__TASK OBJECTIVE__.
Shown below is a listing with pictures; reproduce exactly, and only, the lines between the ones containing "Write a web" and "const seriesMarkers = ['cross', 'crossRot'];", inclusive, leaving the pictures out.

(Part of a data file)
--------

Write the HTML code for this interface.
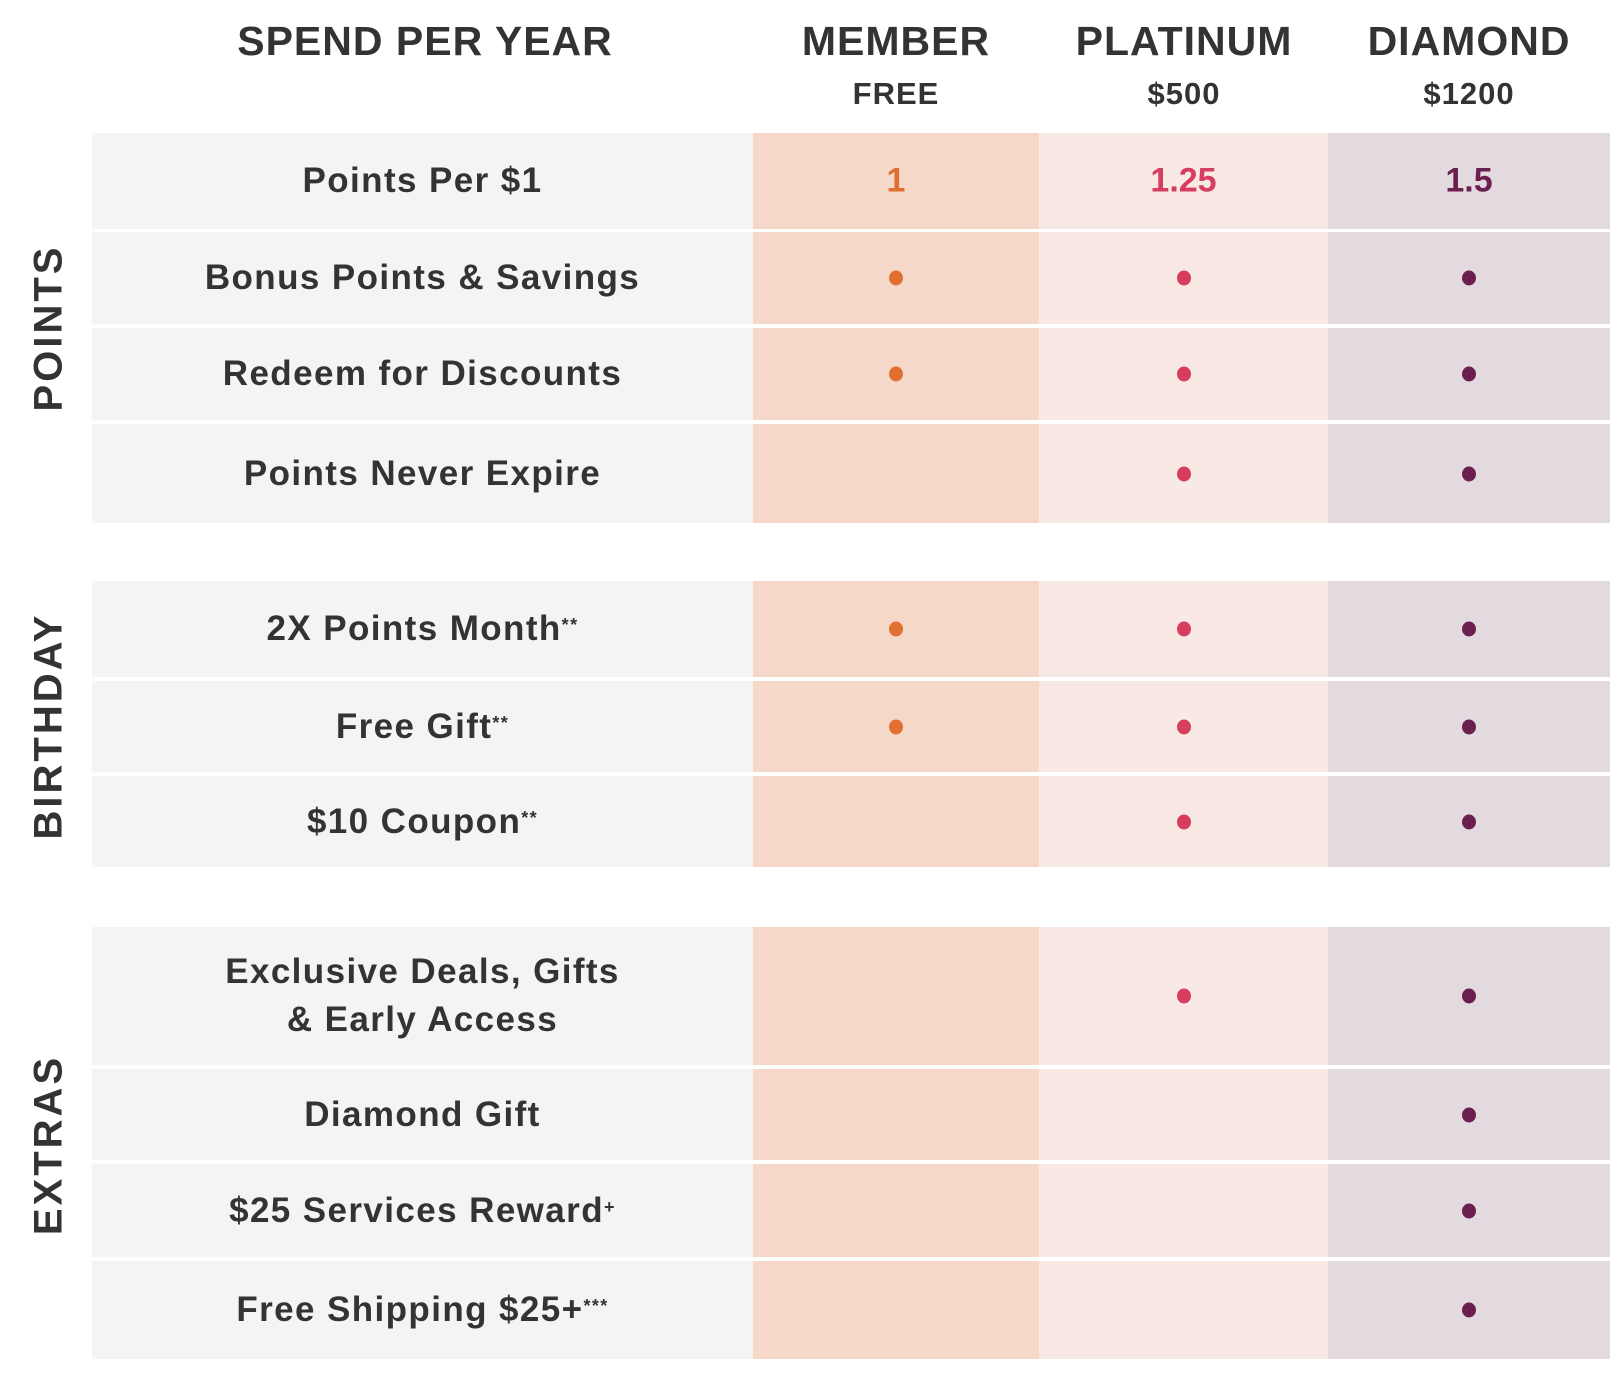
<!DOCTYPE html>
<html><head><meta charset="utf-8"><style>
body{margin:0;width:1624px;height:1376px;background:#fff;position:relative;overflow:hidden;font-family:"Liberation Sans",sans-serif;color:#333;}
.a{position:absolute;}
.h1{font-weight:700;font-size:41px;letter-spacing:1px;text-align:center;transform:translateX(-50%);white-space:nowrap;top:18px;}
.h2{font-weight:700;font-size:31px;letter-spacing:1px;text-align:center;transform:translateX(-50%);white-space:nowrap;top:76px;}
.lbl{display:flex;align-items:center;justify-content:center;text-align:center;font-size:35px;font-weight:700;letter-spacing:1.4px;line-height:48px;}
.lbl sup{font-size:18px;vertical-align:top;position:relative;top:-4px;}
.side{font-weight:700;font-size:40px;letter-spacing:3px;transform:translate(-50%,-50%) rotate(-90deg);white-space:nowrap;}
.dot{width:14px;height:15px;border-radius:50%;transform:translate(-50%,-50%);}
.val{font-size:34px;font-weight:700;transform:translate(-50%,-50%);}
</style></head><body>
<div class="a h1" style="left:425px">SPEND PER YEAR</div>
<div class="a h1" style="left:896px">MEMBER</div>
<div class="a h1" style="left:1184px">PLATINUM</div>
<div class="a h1" style="left:1469px">DIAMOND</div>
<div class="a h2" style="left:896px">FREE</div>
<div class="a h2" style="left:1184px">$500</div>
<div class="a h2" style="left:1469px">$1200</div>
<div id="t"></div>
<script>
const labels=["Points Per $1","Bonus Points &amp; Savings","Redeem for Discounts","Points Never Expire","2X Points Month<sup>**</sup>","Free Gift<sup>**</sup>","$10 Coupon<sup>**</sup>","Exclusive Deals, Gifts<br>&amp; Early Access","Diamond Gift","$25 Services Reward<sup>+</sup>","Free Shipping $25+<sup>***</sup>"];
const member=["1",1,1,0,1,1,0,0,0,0,0];
const platinum=["1.25",1,1,1,1,1,1,1,0,0,0];
const diamond=["1.5",1,1,1,1,1,1,1,1,1,1];
const rowTop=[133,232,328,424,581,681,776,927,1069,1164,1261];
const rowBot=[229,324,420,523,677,772,867,1065,1160,1257,1359];
const groups=[["POINTS",328],["BIRTHDAY",726],["EXTRAS",1145]];
const cols=[{x0:753,x1:1039,bg:"#f6d8c8",c:"#e07030",d:member,n:"member"},{x0:1039,x1:1328,bg:"#f9e9e5",c:"#d63d5e",d:platinum,n:"platinum"},{x0:1328,x1:1610,bg:"#e3dadf",c:"#6b1f4f",d:diamond,n:"diamond"}];
const t=document.getElementById('t');
function mk(cls,st,html){const e=document.createElement('div');e.className='a '+cls;e.style.cssText=st;if(html)e.innerHTML=html;t.appendChild(e);return e;}
labels.forEach((l,i)=>{
 const y0=rowTop[i],h=rowBot[i]-rowTop[i],cy=y0+h/2;
 const e=mk('lbl',`left:92px;top:${y0}px;width:661px;height:${h}px;background:#f4f4f4;`,l);
 
 
 cols.forEach(c=>{
  const b=mk('',`left:${c.x0}px;top:${y0}px;width:${c.x1-c.x0}px;height:${h}px;background:${c.bg};`);
  
  
  const v=c.d[i];const cx=(c.x0+c.x1)/2;
  if(typeof v==='string'){const s=mk('val',`left:${cx}px;top:${cy}px;color:${c.c};`,v);
   
   }
  else if(v){const d=mk('dot',`left:${cx}px;top:${cy}px;background:${c.c};`);
   
   }
 });
});
groups.forEach(g=>{const s=mk('side',`left:49px;top:${g[1]}px;`,g[0]);
 
 });
</script>
</body></html>
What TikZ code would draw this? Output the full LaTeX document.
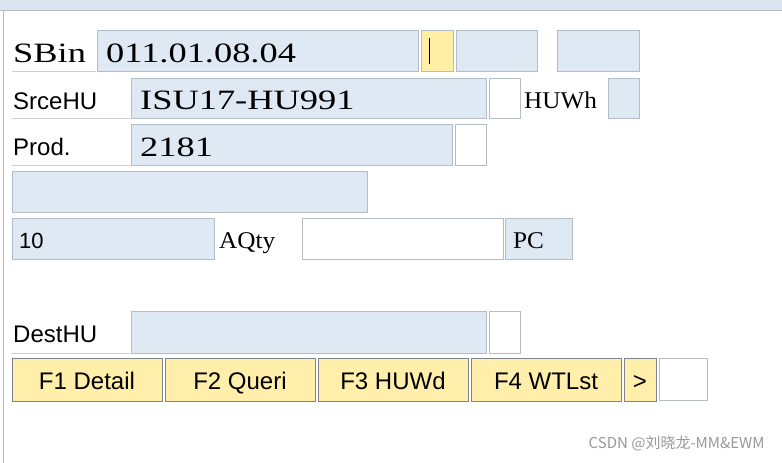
\documentclass[tikz,border=0pt]{standalone}
\usepackage{fontspec}
\setmainfont[FakeStretch=1.3]{Liberation Serif}
\newfontfamily\narrow[FakeStretch=1.05]{Liberation Serif}
\newfontfamily\sans{Liberation Sans}
\newfontfamily\cjk{Noto Sans CJK SC}
\definecolor{fld}{HTML}{DFE9F3}
\definecolor{fbd}{HTML}{B4BCC6}
\definecolor{ylw}{HTML}{FFEFA6}
\definecolor{btn}{HTML}{FFEFAA}
\definecolor{band}{HTML}{DCE5EF}
\begin{document}
\begin{tikzpicture}[x=1pt,y=-1pt,
 fieldbox/.style={draw=fbd,fill=fld},
 whitebox/.style={draw=fbd,fill=white},
 btnbox/.style={draw=fbd!70!black,fill=btn},
 lab/.style={anchor=base west,inner sep=0pt},
 mono/.style={font=\fontsize{28}{30}\selectfont},
 nser/.style={font=\narrow\fontsize{24}{30}\selectfont},
 sf/.style={font=\sans\fontsize{24}{26}\selectfont},
 uline/.style={draw=fbd!70}]
\useasboundingbox (0,0) rectangle (782,463);
\fill[white] (0,0) rectangle (782,463);
\fill[band] (0,0) rectangle (782,10);
\draw[fbd] (0,10) -- (782,10);
\draw[fbd] (3,10) -- (3,463);
% row 1
\node[lab,mono] (l1) at (13,62) {SBin};
\draw[uline] (12,71) -- (96,71);
\draw[fieldbox] (97,30) rectangle (418,71);
\node[lab,mono] (v1) at (106,62) {011.01.08.04};
\draw[draw=fbd,fill=ylw] (421,30) rectangle (453,71);
\draw[thick] (429,38) -- (429,64);
\draw[fieldbox] (456,30) rectangle (537,71);
\draw[fieldbox] (557,30) rectangle (639,71);
% row 2
\node[lab,sf] (l2) at (13,109) {SrceHU};
\draw[uline] (12,118) -- (130,118);
\draw[fieldbox] (131,78) rectangle (486,118);
\node[lab,mono] (v2) at (140,109) {ISU17-HU991};
\draw[whitebox] (489,78) rectangle (520,118);
\node[lab,nser] (l2b) at (524,108) {HUWh};
\draw[fieldbox] (608,78) rectangle (639,118);
% row 3
\node[lab,sf] (l3) at (13,155) {Prod.};
\draw[uline] (12,165) -- (130,165);
\draw[fieldbox] (131,124) rectangle (452,165);
\node[lab,mono] (v3) at (140,156) {2181};
\draw[whitebox] (455,124) rectangle (486,165);
% row 4
\draw[fieldbox] (12,171) rectangle (367,212);
% row 5
\draw[fieldbox] (12,218) rectangle (214,259);
\node[lab,sf,font=\sans\fontsize{22}{26}\selectfont] (v5) at (19,248) {10};
\node[lab,nser] (l5) at (219,248) {AQty};
\draw[whitebox] (302,218) rectangle (503,259);
\draw[fieldbox] (505,218) rectangle (572,259);
\node[lab,nser] (v5b) at (513,248) {PC};
% row 6
\node[lab,sf] (l6) at (13,342) {DestHU};
\draw[uline] (12,353) -- (130,353);
\draw[fieldbox] (131,311) rectangle (486,353);
\draw[whitebox] (489,311) rectangle (520,353);
% buttons
\foreach \x/\t in {12/F1 Detail,165/F2 Queri,318/F3 HUWd,471/F4 WTLst}{
  \draw[btnbox] (\x,358) rectangle (\x+150,401);
  \node[sf,anchor=base,inner sep=0pt] at (\x+75,389) {\t};
}
\draw[btnbox] (624,358) rectangle (656,401);
\node[sf,anchor=base,inner sep=0pt] (gt) at (640,389) {>};
\draw[whitebox] (659,358) rectangle (707,400);
\node[anchor=east,text=gray!80,font=\cjk\fontsize{15}{16}\selectfont] (wm) at (768,443) {CSDN @刘晓龙-MM\&EWM};
\end{tikzpicture}
\end{document}
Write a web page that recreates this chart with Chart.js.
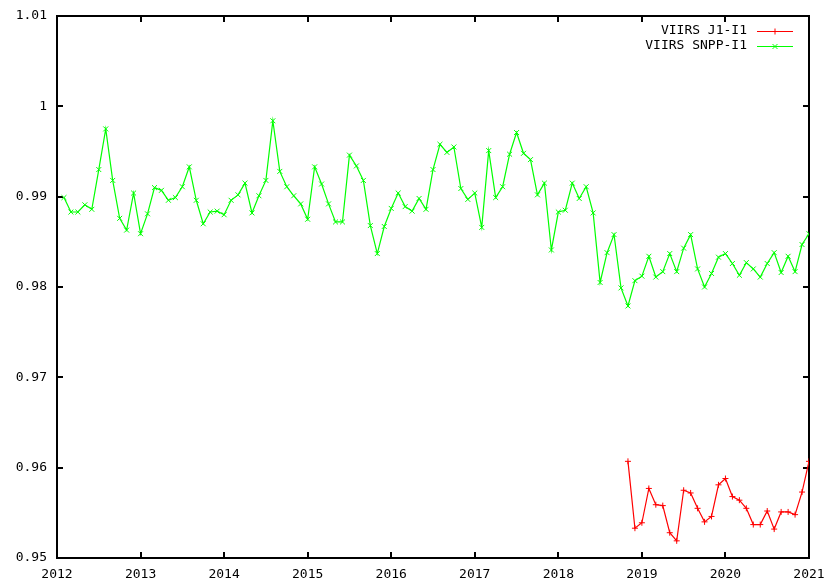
<!DOCTYPE html>
<html><head><meta charset="utf-8">
<script src="https://cdn.jsdelivr.net/npm/chart.js@4.4.1/dist/chart.umd.min.js"></script>
<style>html,body{margin:0;padding:0;background:#fff}canvas{display:block}</style>
</head><body>
<canvas id="c" width="829" height="582"></canvas>
<script>
// ---- data ----
const seriesNames = ['VIIRS J1-I1', 'VIIRS SNPP-I1'];
const seriesColors = ['#ff0000', '#00ff00'];
const seriesMarkers = ['cross', 'crossRot'];

// monthly series: first month [year, month]
const snppStart = [2012, 2];
const snppValues = [
  0.9899, 0.9883, 0.9883, 0.9891, 0.9886, 0.9930, 0.9975, 0.9918, 0.9876, 0.9863, 0.9904,
  0.9859, 0.9881, 0.9910, 0.9907, 0.9896, 0.9899, 0.9911, 0.9933, 0.9896, 0.9870, 0.9883,
  0.9884, 0.9880, 0.9896, 0.9902, 0.9915, 0.9882, 0.9901, 0.9918, 0.9984, 0.9928, 0.9911,
  0.9901, 0.9892, 0.9875, 0.9933, 0.9914, 0.9892, 0.9872, 0.9872, 0.9946, 0.9934, 0.9918,
  0.9868, 0.9837, 0.9867, 0.9887, 0.9904, 0.9889, 0.9884, 0.9898, 0.9886, 0.9930, 0.9958,
  0.9949, 0.9955, 0.9909, 0.9897, 0.9904, 0.9866, 0.9951, 0.9899, 0.9911, 0.9947, 0.9971,
  0.9948, 0.9941, 0.9902, 0.9915, 0.9841, 0.9883, 0.9885, 0.9915, 0.9898, 0.9911, 0.9882,
  0.9805, 0.9838, 0.9858, 0.9799, 0.9779, 0.9807, 0.9812, 0.9834, 0.9811, 0.9817, 0.9837,
  0.9817, 0.9843, 0.9858, 0.9820, 0.9800, 0.9815, 0.9833, 0.9837, 0.9826, 0.9813, 0.9827,
  0.9820, 0.9811, 0.9826, 0.9838, 0.9816, 0.9834, 0.9817, 0.9847, 0.9859
];
const j1Start = [2018, 11];
const j1Values = [
  0.9607, 0.9533, 0.9539, 0.9577, 0.9559, 0.9558, 0.9528, 0.9519, 0.9575, 0.9572, 0.9555,
  0.9540, 0.9546, 0.9581, 0.9588, 0.9568, 0.9564, 0.9555, 0.9537, 0.9537, 0.9552, 0.9532,
  0.9551, 0.9551, 0.9548, 0.9573, 0.9607
];
const xTicks = [2012, 2013, 2014, 2015, 2016, 2017, 2018, 2019, 2020, 2021];
const yTicks = [0.95, 0.96, 0.97, 0.98, 0.99, 1.00, 1.01];

// month index -> decimal year (category position)
function monthPositions(start, n) {
  const out = [];
  for (let i = 0; i < n; i++) {
    const m = (start[1] - 1) + i;
    out.push(start[0] + Math.floor(m / 12) + (m % 12) / 12);
  }
  return out;
}
function toPoints(start, vals) {
  const xs = monthPositions(start, vals.length);
  return vals.map((v, i) => ({x: xs[i], y: v}));
}

const FONT = 'DejaVu Sans Mono';

const framePlugin = {
  id: 'gnuframe',
  beforeDatasetsDraw(chart) {
    const {ctx, chartArea: a, scales: {x, y}} = chart;
    ctx.save();
    ctx.strokeStyle = '#000';
    ctx.lineWidth = 2;
    ctx.strokeRect(a.left, a.top, a.right - a.left, a.bottom - a.top);
    const L = 6;
    ctx.beginPath();
    xTicks.forEach(v => {
      const px = Math.round(x.getPixelForValue(v));
      ctx.moveTo(px, a.bottom); ctx.lineTo(px, a.bottom - L);
      ctx.moveTo(px, a.top); ctx.lineTo(px, a.top + L);
    });
    yTicks.forEach(v => {
      const py = Math.round(y.getPixelForValue(v));
      ctx.moveTo(a.left, py); ctx.lineTo(a.left + L, py);
      ctx.moveTo(a.right, py); ctx.lineTo(a.right - L, py);
    });
    ctx.stroke();
    ctx.restore();
  },
  afterDatasetsDraw(chart) {
    const {ctx} = chart;
    ctx.save();
    ctx.font = '13px "' + FONT + '"';
    ctx.textAlign = 'right';
    ctx.textBaseline = 'middle';
    chart.data.datasets.forEach((ds, i) => {
      const yy = 31 + 15 * i;
      ctx.fillStyle = '#000';
      ctx.fillText(ds.label, 747, yy);
      ctx.strokeStyle = ds.borderColor;
      ctx.lineWidth = 1;
      ctx.beginPath();
      ctx.moveTo(757, yy + 0.5); ctx.lineTo(793, yy + 0.5);
      ctx.stroke();
      Chart.helpers.drawPoint(ctx, {pointStyle: ds.pointStyle, radius: ds.pointRadius, rotation: 0, borderWidth: 1}, 775, yy + 0.5);
    });
    ctx.restore();
  }
};

const makeDs = (i, pts) => ({
  label: seriesNames[i],
  data: pts,
  borderColor: seriesColors[i],
  backgroundColor: seriesColors[i],
  borderWidth: 1.2,
  pointStyle: seriesMarkers[i],
  pointRadius: i === 0 ? 3 : 3.5,
  pointBorderWidth: 1,
  pointBorderColor: seriesColors[i],
  tension: 0,
  fill: false
});

new Chart(document.getElementById('c'), {
  type: 'line',
  data: {
    datasets: [
      makeDs(0, toPoints(j1Start, j1Values)),
      makeDs(1, toPoints(snppStart, snppValues))
    ]
  },
  options: {
    responsive: false,
    animation: false,
    devicePixelRatio: 1,
    layout: {padding: {left: 0, right: 20, top: 16, bottom: 0}},
    plugins: {legend: {display: false}, tooltip: {enabled: false}},
    scales: {
      x: {
        type: 'linear', min: 2012, max: 2021,
        afterBuildTicks: s => { s.ticks = xTicks.map(v => ({value: v})); },
        afterFit: s => { s.height = 24; s.paddingLeft = 0; s.paddingRight = 0; },
        grid: {display: false, drawTicks: false},
        border: {display: false},
        ticks: {
          padding: 9, color: '#000', maxRotation: 0, autoSkip: false,
          font: {family: FONT, size: 13},
          callback: v => String(v)
        }
      },
      y: {
        type: 'linear', min: 0.95, max: 1.01,
        afterBuildTicks: s => { s.ticks = yTicks.map(v => ({value: v})); },
        afterFit: s => { s.width = 57; s.paddingTop = 0; s.paddingBottom = 0; },
        grid: {display: false, drawTicks: false},
        border: {display: false},
        ticks: {
          padding: 10, color: '#000', autoSkip: false,
          font: {family: FONT, size: 13},
          callback: v => String(Number(Number(v).toFixed(2)))
        }
      }
    }
  },
  plugins: [framePlugin]
});
</script>
</body></html>
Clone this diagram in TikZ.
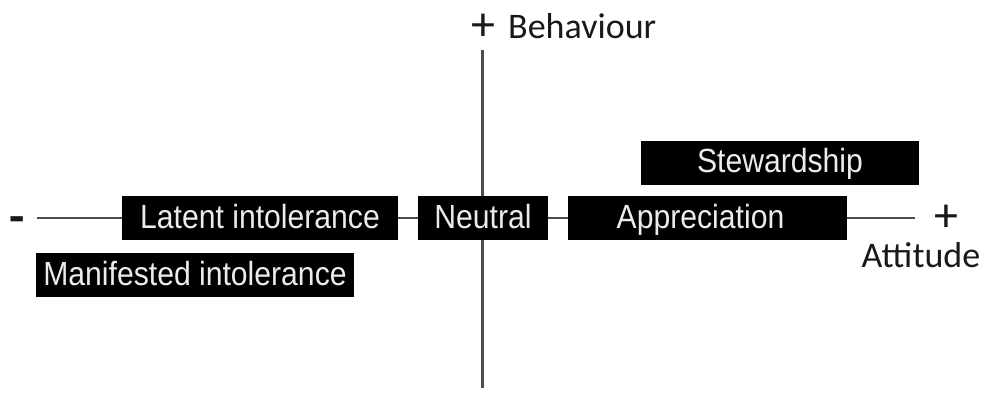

--------

__EXPECTED ANSWER__.
Write a web page that recreates this chart with Chart.js.
<!DOCTYPE html>
<html><head><meta charset="utf-8">
<script src="https://cdn.jsdelivr.net/npm/chart.js@4.4.1/dist/chart.umd.min.js"></script>
<style>html,body{margin:0;padding:0;background:#fff}canvas{display:block}</style>
</head><body>
<canvas id="c" width="829" height="582"></canvas>
<script>
// ---- data ----
const seriesNames = ['VIIRS J1-I1', 'VIIRS SNPP-I1'];
const seriesColors = ['#ff0000', '#00ff00'];
const seriesMarkers = ['cross', 'crossRot'];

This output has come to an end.